Begin Raw records

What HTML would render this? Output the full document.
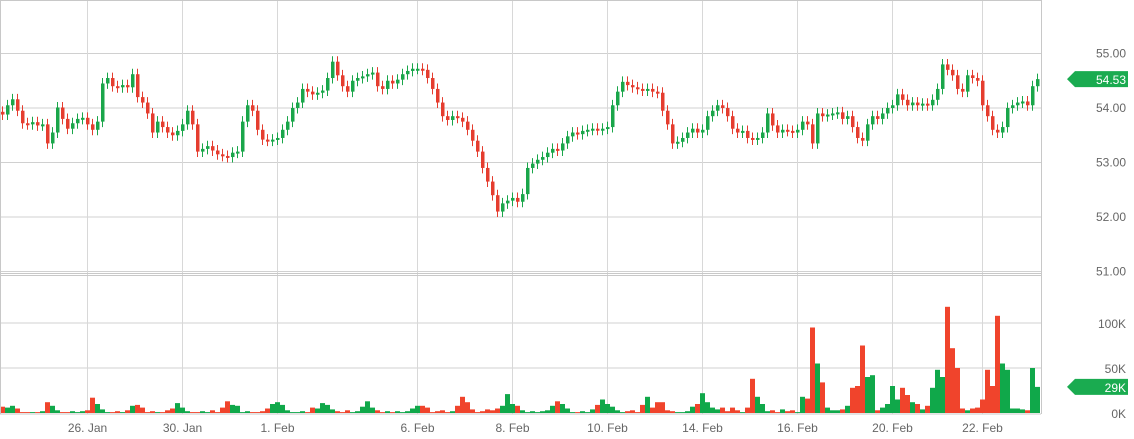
<!DOCTYPE html>
<html><head><meta charset="utf-8"><style>
html,body{margin:0;padding:0;background:#fff;}
svg{display:block;font-family:"Liberation Sans",sans-serif;}
</style></head><body>
<svg id="chart" width="1134" height="439" xmlns="http://www.w3.org/2000/svg">
<g id="grid"></g>
<g id="vol"></g>
<g id="candles"></g>
<g id="axes"></g>
</svg>
<script>
const closes=[53.88,54.05,54.16,53.95,53.72,53.70,53.74,53.68,53.70,53.35,53.55,54.01,53.80,53.62,53.72,53.80,53.82,53.70,53.60,53.75,
54.45,54.55,54.40,54.38,54.42,54.38,54.62,54.20,54.10,53.90,53.55,53.75,53.65,53.55,53.50,53.58,53.70,53.95,53.70,53.20,
53.25,53.30,53.22,53.15,53.12,53.10,53.18,53.20,53.75,54.05,53.95,53.60,53.42,53.40,53.42,53.45,53.60,53.75,54.00,54.10,
54.35,54.30,54.25,54.28,54.32,54.55,54.85,54.60,54.40,54.30,54.50,54.55,54.58,54.62,54.65,54.40,54.35,54.50,54.45,54.52,
54.62,54.68,54.72,54.72,54.70,54.55,54.35,54.10,53.85,53.78,53.85,53.82,53.75,53.60,53.40,53.20,52.90,52.65,52.40,52.10,
52.25,52.30,52.35,52.28,52.42,52.90,52.98,53.05,53.10,53.18,53.25,53.22,53.35,53.48,53.55,53.52,53.58,53.60,53.62,53.60,
53.62,53.65,54.05,54.30,54.48,54.42,54.38,54.35,54.32,54.35,54.30,54.28,53.95,53.70,53.35,53.38,53.45,53.55,53.62,53.55,
53.60,53.85,53.95,54.05,54.00,53.85,53.62,53.55,53.58,53.45,53.42,53.45,53.55,53.90,53.68,53.55,53.60,53.58,53.55,53.60,
53.75,53.70,53.35,53.90,53.85,53.88,53.90,53.92,53.80,53.85,53.65,53.45,53.40,53.70,53.85,53.80,53.90,54.00,54.05,54.25,
54.15,54.05,54.10,54.05,54.08,54.05,54.15,54.35,54.80,54.70,54.60,54.35,54.30,54.60,54.55,54.50,54.05,53.85,53.60,53.55,
53.65,54.00,54.05,54.10,54.12,54.05,54.40,54.53];
const volumes=[7,6,8,5,1,1,1,1,2,12,8,3,1,1,2,1,2,3,17,10,4,1,1,2,1,3,8,9,6,1,2,1,1,3,5,11,6,2,1,1,2,1,3,1,6,13,9,8,1,2,1,1,2,
5,10,12,9,3,1,1,2,1,6,5,11,9,4,2,1,3,1,2,7,13,6,3,1,2,1,2,1,2,5,8,8,6,1,2,3,1,2,8,18,12,4,1,2,4,3,5,8,21,10,8,3,1,2,1,2,3,
8,13,10,5,1,1,2,1,4,9,15,10,7,3,1,2,3,1,9,18,6,12,12,3,2,1,1,2,7,10,22,12,6,4,6,2,6,3,1,6,38,18,10,2,3,1,4,2,3,1,18,16,95,55,34,6,3,
3,4,8,28,30,75,40,42,3,6,10,30,15,28,20,12,10,4,8,28,48,40,118,72,50,5,3,5,6,15,48,30,108,55,48,5,5,4,3,50,29];
const priceTicks=[55,54,53,52,51];
const volTicks=[100,50,0];
const volTickLabels=["100K","50K","0K"];
const dateLabels=["26. Jan","30. Jan","1. Feb","6. Feb","8. Feb","10. Feb","14. Feb","16. Feb","20. Feb","22. Feb"];
const dateIdx=[17,36,55,83,102,121,140,159,178,196];

const NS="http://www.w3.org/2000/svg";
const GREEN="#1aa64a",RED="#e53d2f";
const xS=i=>2.5+i*5;
const yP=v=>108-(v-54)*54.5;
const yV=v=>413-v*0.9;
function mk(tag,attrs,parent){const e=document.createElementNS(NS,tag);for(const k in attrs)e.setAttribute(k,attrs[k]);parent.appendChild(e);return e;}
const grid=document.getElementById('grid'),axes=document.getElementById('axes');
const candles=document.getElementById('candles'),vol=document.getElementById('vol');

priceTicks.forEach(t=>{
  const l=mk('line',{x1:0,x2:1041,y1:yP(t),y2:yP(t),stroke:'#d0d0d0','stroke-width':1},grid);
  
  
  const tx=mk('text',{x:1126,y:yP(t)+4,'text-anchor':'end','font-size':12,fill:'#666'},axes);
  tx.textContent=t.toFixed(2);
  
  
});
volTicks.forEach((t,k)=>{
  if(t>0){const l=mk('line',{x1:0,x2:1041,y1:yV(t),y2:yV(t),stroke:'#d0d0d0','stroke-width':1},grid);
  
  }
  const tx=mk('text',{x:1126,y:yV(t)+5,'text-anchor':'end','font-size':12,fill:'#666'},axes);
  tx.textContent=volTickLabels[k];
  
  
});
dateIdx.forEach((d,k)=>{
  const x=xS(d);
  const l=mk('line',{x1:x,x2:x,y1:0,y2:414,stroke:'#d8d8d8','stroke-width':1},grid);
  
  
  const tx=mk('text',{x:x,y:432,'text-anchor':'middle','font-size':12,fill:'#666'},axes);
  tx.textContent=dateLabels[k];
  
  
});
[[0,0.5,1041,0.5],[0,273.5,1041,273.5],[0,275.5,1041,275.5],[0,414,1041,414],[1041.5,0,1041.5,414],[0.5,0,0.5,414]].forEach(a=>{
  const l=mk('line',{x1:a[0],y1:a[1],x2:a[2],y2:a[3],stroke:'#c8c8c8','stroke-width':1},axes);
  
  
});

closes.forEach((c,i)=>{
  const o=i>0?closes[i-1]:c+0.05;
  const up=c>=o,col=up?GREEN:RED,x=xS(i);
  const hi=Math.max(o,c)+0.1,lo=Math.min(o,c)-0.1;
  const w=mk('line',{x1:x,x2:x,y1:yP(hi),y2:yP(lo),stroke:col,'stroke-width':1},candles);
  
  
  const top=yP(Math.max(o,c)),h=Math.max(2,yP(Math.min(o,c))-top);
  const b=mk('rect',{x:x-1.5,y:top,width:3.5,height:h,fill:col},candles);
  
  
  const v=volumes[i]||0;
  const vb=mk('rect',{x:x-2.5,y:yV(v),width:5,height:413-yV(v),fill:up?'#10a84a':'#f0442c'},vol);
  
  
});

function tag(y,label,name){
  const g=mk('g',{},axes);
  
  
  mk('path',{d:`M1067 ${y} L1075 ${y-8} L1128 ${y-8} L1128 ${y+8} L1075 ${y+8} Z`,fill:'#1aab50'},g);
  const t=mk('text',{x:1126,y:y+5,'text-anchor':'end','font-size':12,fill:'#fff'},g);
  t.textContent=label;
}
tag(yP(closes[closes.length-1]),closes[closes.length-1].toFixed(2),'last-price-tag');
tag(yV(volumes[closes.length-1]),volumes[closes.length-1]+'K','last-volume-tag');
</script>
</body></html>
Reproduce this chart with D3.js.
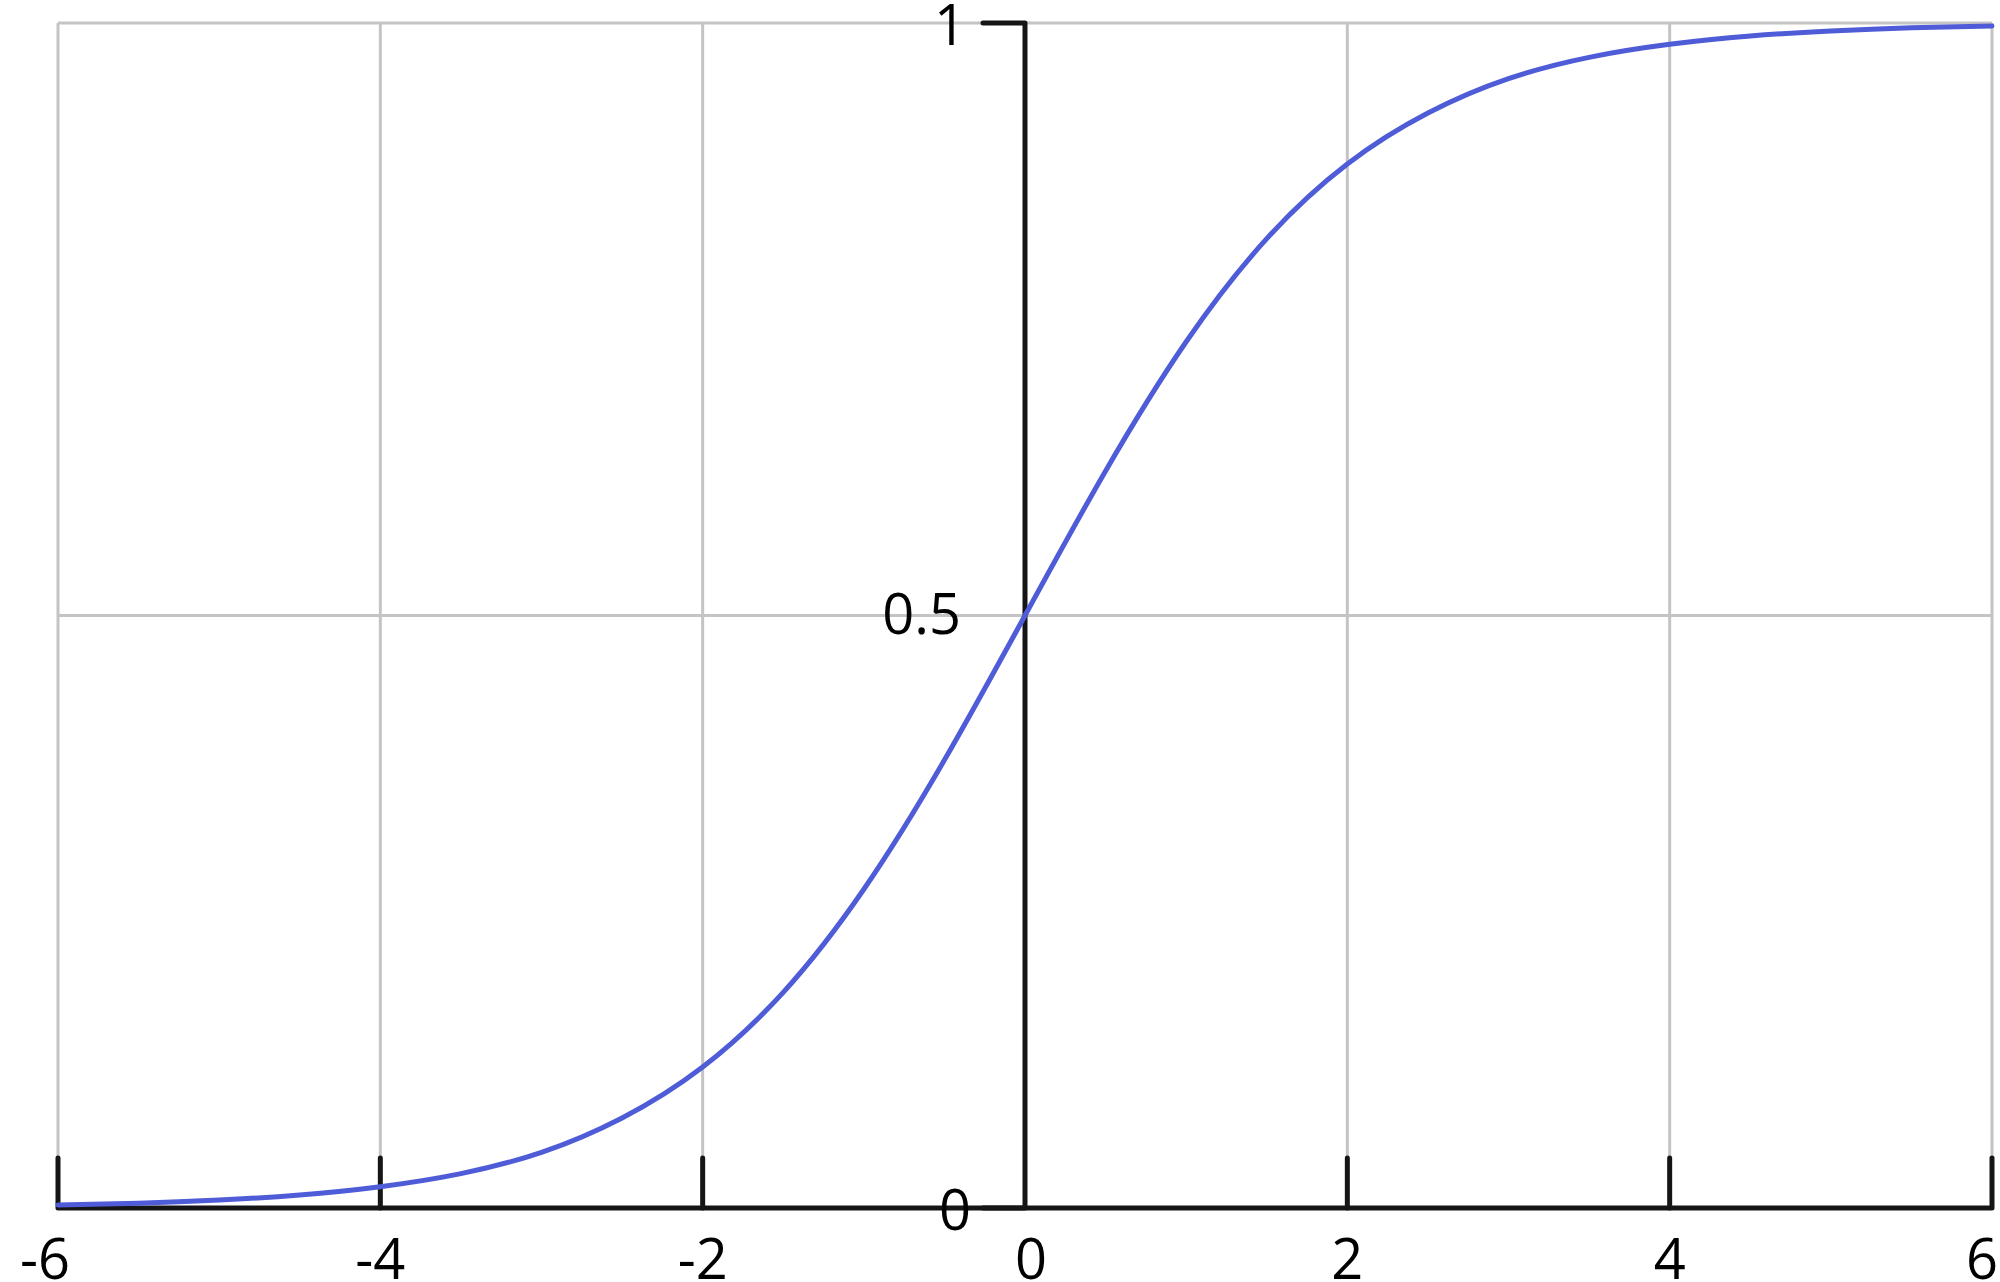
<!DOCTYPE html>
<html>
<head>
<meta charset="utf-8">
<script src="https://cdn.jsdelivr.net/npm/d3@7"></script>
<style>
  html, body { margin: 0; padding: 0; background: #fff; overflow: hidden; }
  text { font-family: "Open Sans", sans-serif; font-size: 56px; fill: #000; }
</style>
</head>
<body>
<div class="chart"></div>
<script>
// values
var xs = [-6, -5.5, -5, -4.5, -4, -3.5, -3, -2.5, -2, -1.5, -1, -0.5, 0, 0.5, 1, 1.5, 2, 2.5, 3, 3.5, 4, 4.5, 5, 5.5, 6];
var ys = [0.0025, 0.004, 0.0067, 0.011, 0.018, 0.029, 0.047, 0.076, 0.119, 0.182, 0.269, 0.378, 0.5, 0.622, 0.731, 0.818, 0.881, 0.924, 0.953, 0.971, 0.982, 0.989, 0.9933, 0.996, 0.9975];
var xTicks = [-6, -4, -2, 0, 2, 4, 6];
var yTicks = [0, 0.5, 1];

var width = 2000,
    height = 1282;

var svg = d3.select(".chart").append("svg")
    .attr("width", width)
    .attr("height", height)
    .style("display", "block");

var x = d3.scaleLinear().domain([-6, 6]).range([58, 1992]);
var y = d3.scaleLinear().domain([0, 1]).range([1208, 23]);

// grid
var grid = svg.append("g").attr("stroke", "#c4c4c4").attr("stroke-width", 3);
grid.selectAll("line.v")
    .data(xTicks)
    .enter().append("line")
    .attr("class", "v")
    .attr("x1", function(d) { return x(d); })
    .attr("x2", function(d) { return x(d); })
    .attr("y1", y(1))
    .attr("y2", y(0));
grid.selectAll("line.h")
    .data(yTicks)
    .enter().append("line")
    .attr("class", "h")
    .attr("x1", x(-6))
    .attr("x2", x(6))
    .attr("y1", function(d) { return y(d); })
    .attr("y2", function(d) { return y(d); });

// axes
var axes = svg.append("g")
    .attr("stroke", "#151515")
    .attr("stroke-width", 5)
    .attr("stroke-linecap", "round")
    .attr("fill", "none");

axes.append("path")
    .attr("stroke-linejoin", "round")
    .attr("d", "M" + x(-6) + "," + (y(0) - 50) + "V" + y(0) + "H" + x(6) + "V" + (y(0) - 50));

axes.selectAll("line.xt")
    .data(xTicks.filter(function(d) { return d !== 0 && Math.abs(d) !== 6; }))
    .enter().append("line")
    .attr("class", "xt")
    .attr("x1", function(d) { return x(d); })
    .attr("x2", function(d) { return x(d); })
    .attr("y1", y(0) - 50)
    .attr("y2", y(0));

axes.append("path")
    .attr("stroke-linejoin", "round")
    .attr("d", "M" + (x(0) - 42) + "," + y(1) + "H" + x(0) + "V" + y(0) + "H" + (x(0) - 42));

// curve
var line = d3.line()
    .x(function(d, i) { return x(xs[i]); })
    .y(function(d) { return y(d); })
    .curve(d3.curveNatural);

svg.append("path")
    .datum(ys)
    .attr("fill", "none")
    .attr("stroke", "#4f5cd8")
    .attr("stroke-width", 5)
    .attr("stroke-linecap", "round")
    .attr("d", line);

// labels
svg.selectAll("text.xl")
    .data(xTicks)
    .enter().append("text")
    .attr("class", "xl")
    .attr("text-anchor", "middle")
    .attr("x", function(d) {
        if (d === -6) return 45;
        if (d === 6) return 1982;
        return x(d) + (d === 0 ? 6 : 0);
    })
    .attr("y", 1279)
    .text(function(d) { return d; });

svg.selectAll("text.yl")
    .data(yTicks)
    .enter().append("text")
    .attr("class", "yl")
    .attr("text-anchor", "end")
    .attr("dominant-baseline", "central")
    .attr("x", function(d) { return d === 0 ? 971 : (d === 1 ? 966 : 961); })
    .attr("y", function(d) { return y(d) - (d === 0.5 ? 4 : 0); })
    .text(function(d) { return d; });
</script>
</body>
</html>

End Raw records

What is needed - Repeat, word for word, the lines of the material above from the one holding "Reproduce this chart with D3.js." through the one holding "var y = d3.scaleLinear().domain([0, 1]).range([1208, 23]);". Leave out pictures.

Exercise solution -
Reproduce this chart with D3.js.
<!DOCTYPE html>
<html>
<head>
<meta charset="utf-8">
<script src="https://cdn.jsdelivr.net/npm/d3@7"></script>
<style>
  html, body { margin: 0; padding: 0; background: #fff; overflow: hidden; }
  text { font-family: "Open Sans", sans-serif; font-size: 56px; fill: #000; }
</style>
</head>
<body>
<div class="chart"></div>
<script>
// values
var xs = [-6, -5.5, -5, -4.5, -4, -3.5, -3, -2.5, -2, -1.5, -1, -0.5, 0, 0.5, 1, 1.5, 2, 2.5, 3, 3.5, 4, 4.5, 5, 5.5, 6];
var ys = [0.0025, 0.004, 0.0067, 0.011, 0.018, 0.029, 0.047, 0.076, 0.119, 0.182, 0.269, 0.378, 0.5, 0.622, 0.731, 0.818, 0.881, 0.924, 0.953, 0.971, 0.982, 0.989, 0.9933, 0.996, 0.9975];
var xTicks = [-6, -4, -2, 0, 2, 4, 6];
var yTicks = [0, 0.5, 1];

var width = 2000,
    height = 1282;

var svg = d3.select(".chart").append("svg")
    .attr("width", width)
    .attr("height", height)
    .style("display", "block");

var x = d3.scaleLinear().domain([-6, 6]).range([58, 1992]);
var y = d3.scaleLinear().domain([0, 1]).range([1208, 23]);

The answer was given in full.